Ahhh. How could I feel any relief and joy in the midst of a shivah for a relative I loved? And ultra-energized, too.
Johnny's and my dad used to go to Joe's study and look at the cool maps that Joe collected and talk about who knows what. Johnny and I used to walk around their neighborhood during family visits, as dissatisfied adolescents, but not confiding in each other about our ultimate discontent at that point. When my dad (z"l) died in 1982, Johnny was the only relative tall enough to inherit my dad's gorgeous winter coat. Here's a photo that Pat took of Johnny and me in San Francisco, where Johnny lives, a few years ago on Twin Peaks (it's not winter-time and I bet he still has the coat, which was built to last):
Driving back to Armonk, I listened to National Public Radio, which was interviewing a gay journalist Andrew Sullivan, who said he felt that his president was acknowledging his humanity finally. That's just how I feel, too. I couldn't go to bed without breathing an extra sigh of relief here among our community.
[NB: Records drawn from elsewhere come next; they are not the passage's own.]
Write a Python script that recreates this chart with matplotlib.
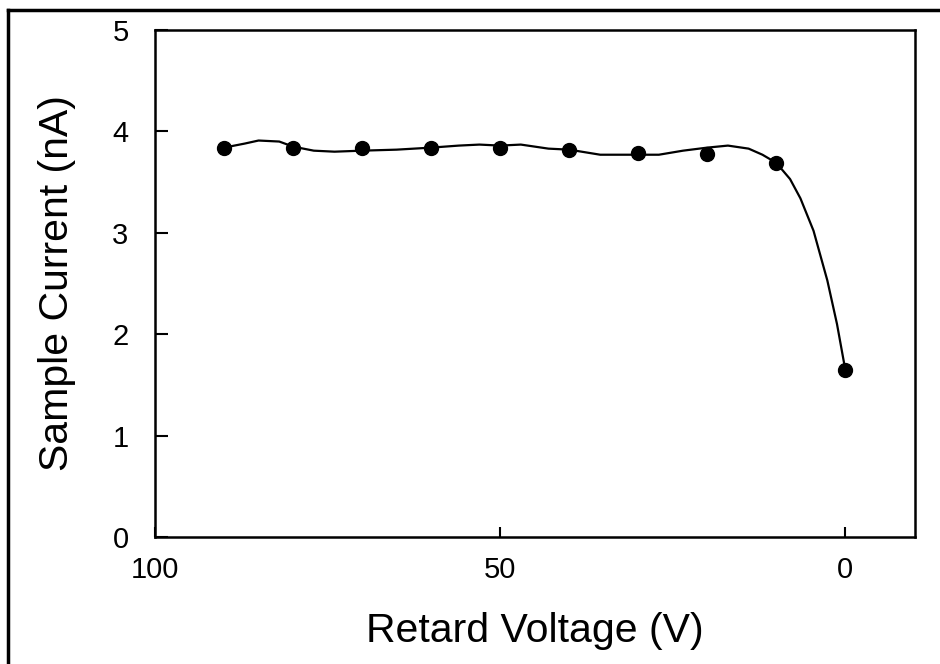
import matplotlib
matplotlib.use("Agg")
import matplotlib.pyplot as plt
from matplotlib.lines import Line2D

plt.rcParams['font.family'] = ['Liberation Sans', 'DejaVu Sans']

# measured points
voltage = [90, 80, 70, 60, 50, 40, 30, 20, 10, 0]
current = [3.84, 3.84, 3.84, 3.84, 3.84, 3.82, 3.79, 3.78, 3.69, 1.65]

# smooth guide line
curve_v = [90, 87, 85, 82, 80, 77, 74, 70, 65, 60, 56, 53, 50, 47, 43, 40,
           35.5, 30, 27, 23.5, 20, 17, 14, 12, 10, 8, 6.5, 4.6, 2.6, 1.2, 0]
curve_i = [3.84, 3.88, 3.91, 3.90, 3.85, 3.81, 3.80, 3.81, 3.82, 3.84, 3.86,
           3.87, 3.86, 3.87, 3.83, 3.82, 3.77, 3.77, 3.77, 3.81, 3.84, 3.86,
           3.83, 3.77, 3.69, 3.53, 3.34, 3.02, 2.53, 2.10, 1.65]

x_ticks = [100, 50, 0]
y_ticks = [0, 1, 2, 3, 4, 5]

fig = plt.figure(figsize=(9.4, 6.64), dpi=100)
ax = fig.add_axes([155 / 940, 1 - 537 / 664, 760 / 940, 507 / 664])

ax.plot(curve_v, curve_i, color='black', lw=1.6, solid_joinstyle='round')
ax.plot(voltage, current, 'o', color='black', ms=10)

ax.set_xlim(100, -10.1)
ax.set_ylim(0, 5)
ax.set_xticks(x_ticks)
ax.set_yticks(y_ticks)
ax.tick_params(axis='x', direction='in', length=7, width=1.5, labelsize=21, pad=14)
ax.tick_params(axis='y', direction='in', length=9, width=1.5, labelsize=21, pad=19)
for s in ax.spines.values():
    s.set_linewidth(1.8)

ax.set_xlabel('Retard Voltage (V)', fontsize=29.5, labelpad=20)
ax.set_ylabel('Sample Current (nA)', fontsize=29.5, labelpad=26)

# outer frame (only top and left edges visible)
fig.add_artist(Line2D([8 / 940, 1], [1 - 10 / 664, 1 - 10 / 664],
                      transform=fig.transFigure, color='black', lw=2.5))
fig.add_artist(Line2D([8 / 940, 8 / 940], [0, 1 - 10 / 664],
                      transform=fig.transFigure, color='black', lw=2.5))

fig.savefig('out.png', dpi=100)
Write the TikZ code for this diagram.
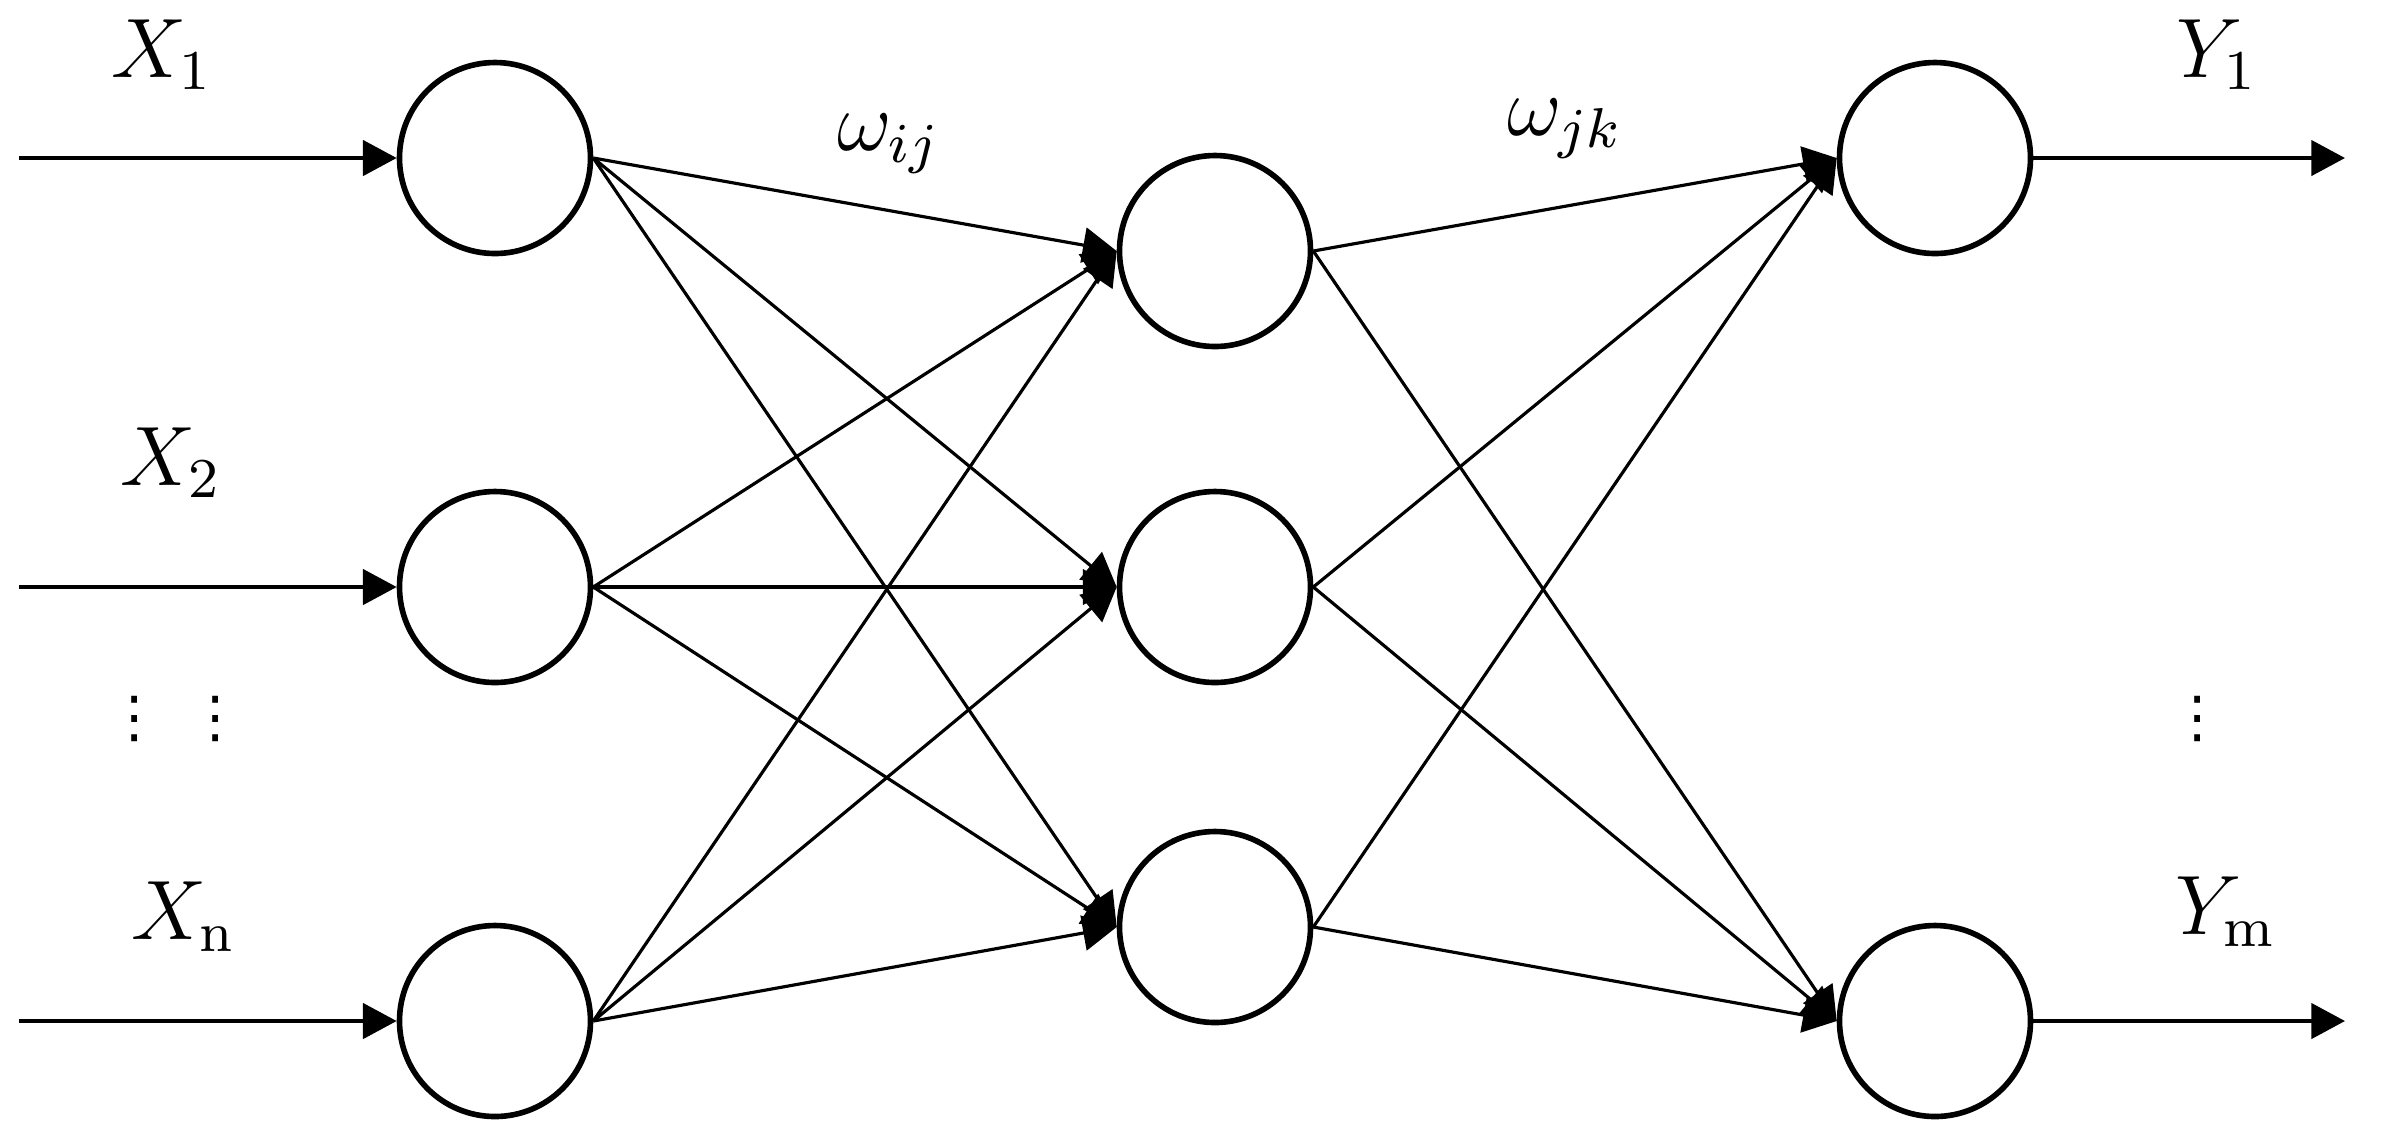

I recognize this is just the U.S. president, but certainly, I celebrated when Spain enabled same-sex marriage to happen, even though it was "just Spain" because anywhere in the world -- whether local or distant -- that acknowledges all of its citizens' equality and humanity seems worth celebrating.
Joe's obituary appeared in the "The New York Times" today and as I ripped it out of the hard copy, I noticed that on the back was children's author Maurice Sendak's obituary. Fortunately, I had already read it online last night. I was so pleased to learn that Sendak had a companion of 50 years, and that he was gay, but was sad that he did not tell his parents.
My dad died four years prior to the time I was willing to acknowledge my sexual orientation, but Johnny's parents both knew and supported him. I wish our dads and Johnny's mom had lived to see this day and I thank God that my mom did.